The Main Event: Step-by-Step Guide to Setting Gains
Alright, the stage is set and the tools are ready. This is where the magic happens. We’ll tune one channel at a time. The process is the same for subwoofer channels and full-range channels; you’ll just use a different test tone.
- Connect the Probe: Connect the oscilloscope probe to the speaker output terminals of the amplifier channel you are tuning. The positive lead goes to the positive (+) terminal, and the ground lead goes to the negative (-) terminal.
- Select the Right Test Tone: Start playing the appropriate test tone through your system. Use the 40Hz tone for your subwoofer amp or the 1kHz tone for your full-range amp. Make sure your head unit volume is set to that maximum clean level you found earlier.
- Adjust Scope Settings: Turn on your oscilloscope. You should see a small, flat sine wave. Adjust the “Volts/Div” and “Time/Div” knobs until the wave is a good size on the screen, easy to see. Don’t worry about the exact numbers; just get a clear picture.
- Slowly Increase the Gain: Now, using your screwdriver, begin to slowly turn the gain control on your amplifier up. As you do, you’ll see the height (amplitude) of the sine wave on the oscilloscope screen grow larger.
- Watch for the Clip: Keep turning the gain up slowly and watch the top and bottom of the sine wave very carefully. You are looking for the exact moment the rounded peaks begin to flatten and square off. This is the clipping point. The moment you see even a hint of flattening, stop.
- Back It Off: Once you’ve found the clipping point, turn the gain back down just a tiny bit, until the wave is perfectly round and clean again. That’s it. You’ve found the maximum amount of clean power that channel can produce.
- Repeat the Process: Turn the amplifier gain back to minimum. Disconnect your scope, move to the next channel, and repeat steps 1-6 until every channel on your amplifier (or amplifiers) is set.
- Final Reconnection: Once all gains are set, turn the car off. Reconnect all of your speaker wires to the correct terminals on the amplifier. Now you can turn the car back on, play some music, and enjoy your perfectly tuned, crystal-clear audio system.

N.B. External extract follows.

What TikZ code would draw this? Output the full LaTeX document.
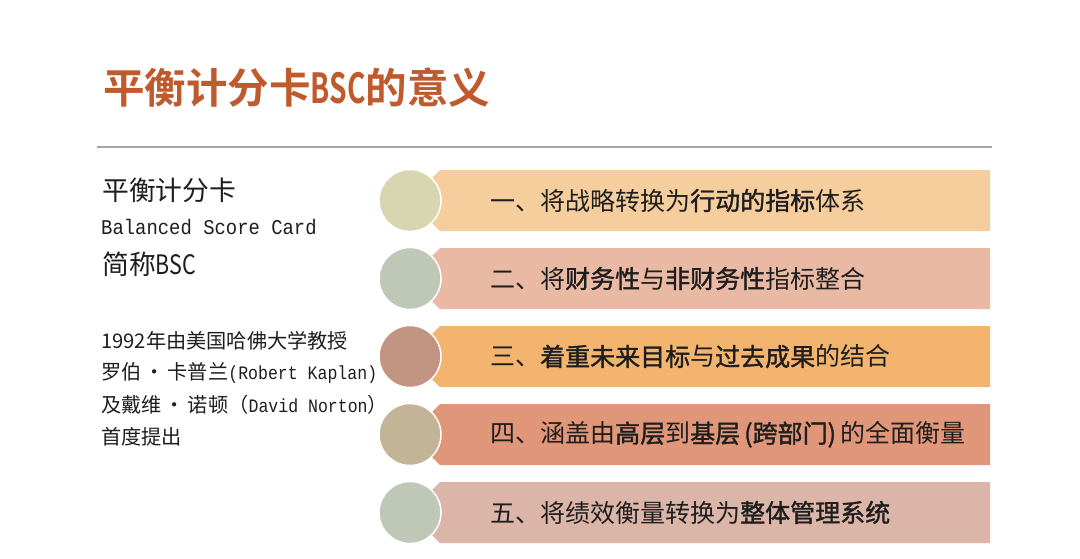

Pro Tips for Flawless Tuning
Over two decades, I’ve picked up a few tricks that make this process smoother and even more accurate. These are the details that separate a good tune from a great one.
- Check Your Head Unit First: Before even touching your amp, connect the scope to the RCA outputs of your head unit (you may need an RCA to BNC adapter). Find the max clean volume as described in the prep stage. Many people are surprised to find their head unit starts clipping the signal long before the volume knob is maxed out.
- My “Oops” Moment – Wrong Tones: The first time I tried this, I used a -10dB test tone by mistake. This caused me to set my gains way too high. When I played actual music recorded at 0dB, the amp clipped hard. Always, always use a 0dB test tone for setting gains, as this represents the loudest possible musical signal.
- Account for Overlap: When setting gains for your midrange speakers and your subwoofer, consider the crossover region. I like to play both a 40Hz and a 1kHz tone simultaneously (if possible) and check for clipping again. Sometimes the combined power draw can induce clipping earlier.
- Trust the Scope, Not Your Ears: Once you’ve set the gains with the scope, resist the urge to turn them up further “by ear.” The scope doesn’t lie. If you want more volume, you need more amplifier power or more efficient speakers, not more gain. Gain is not a volume knob.
Frequently Asked Questions
Do I really need an expensive oscilloscope?
Absolutely not. A simple, entry-level digital oscilloscope costing around $50-$100 is perfectly suited for car audio tuning. You don’t need high-end features or massive bandwidth for this task.
What test tone frequency should I use?
For subwoofers, use a 40Hz or 50Hz sine wave. For midrange and full-range speakers, use a 1,000Hz (1kHz) sine wave. Always ensure they are recorded at 0dB for accurate gain setting.
Can I use a digital multimeter (DMM) instead of an oscilloscope?
You can use a DMM to set gains based on a target AC voltage, but it’s an indirect method. A DMM can’t show you the actual waveform, so it won’t reveal clipping from your head unit or processor, only the amp’s theoretical output.
What if my amp gets hot after tuning with a scope?
If your gains are set correctly to avoid clipping, some heat is normal, as amplifiers are not 100% efficient. However, if it’s excessively hot to the touch, ensure the amplifier has adequate ventilation and that your speaker’s impedance (ohms) matches what the amp is rated for.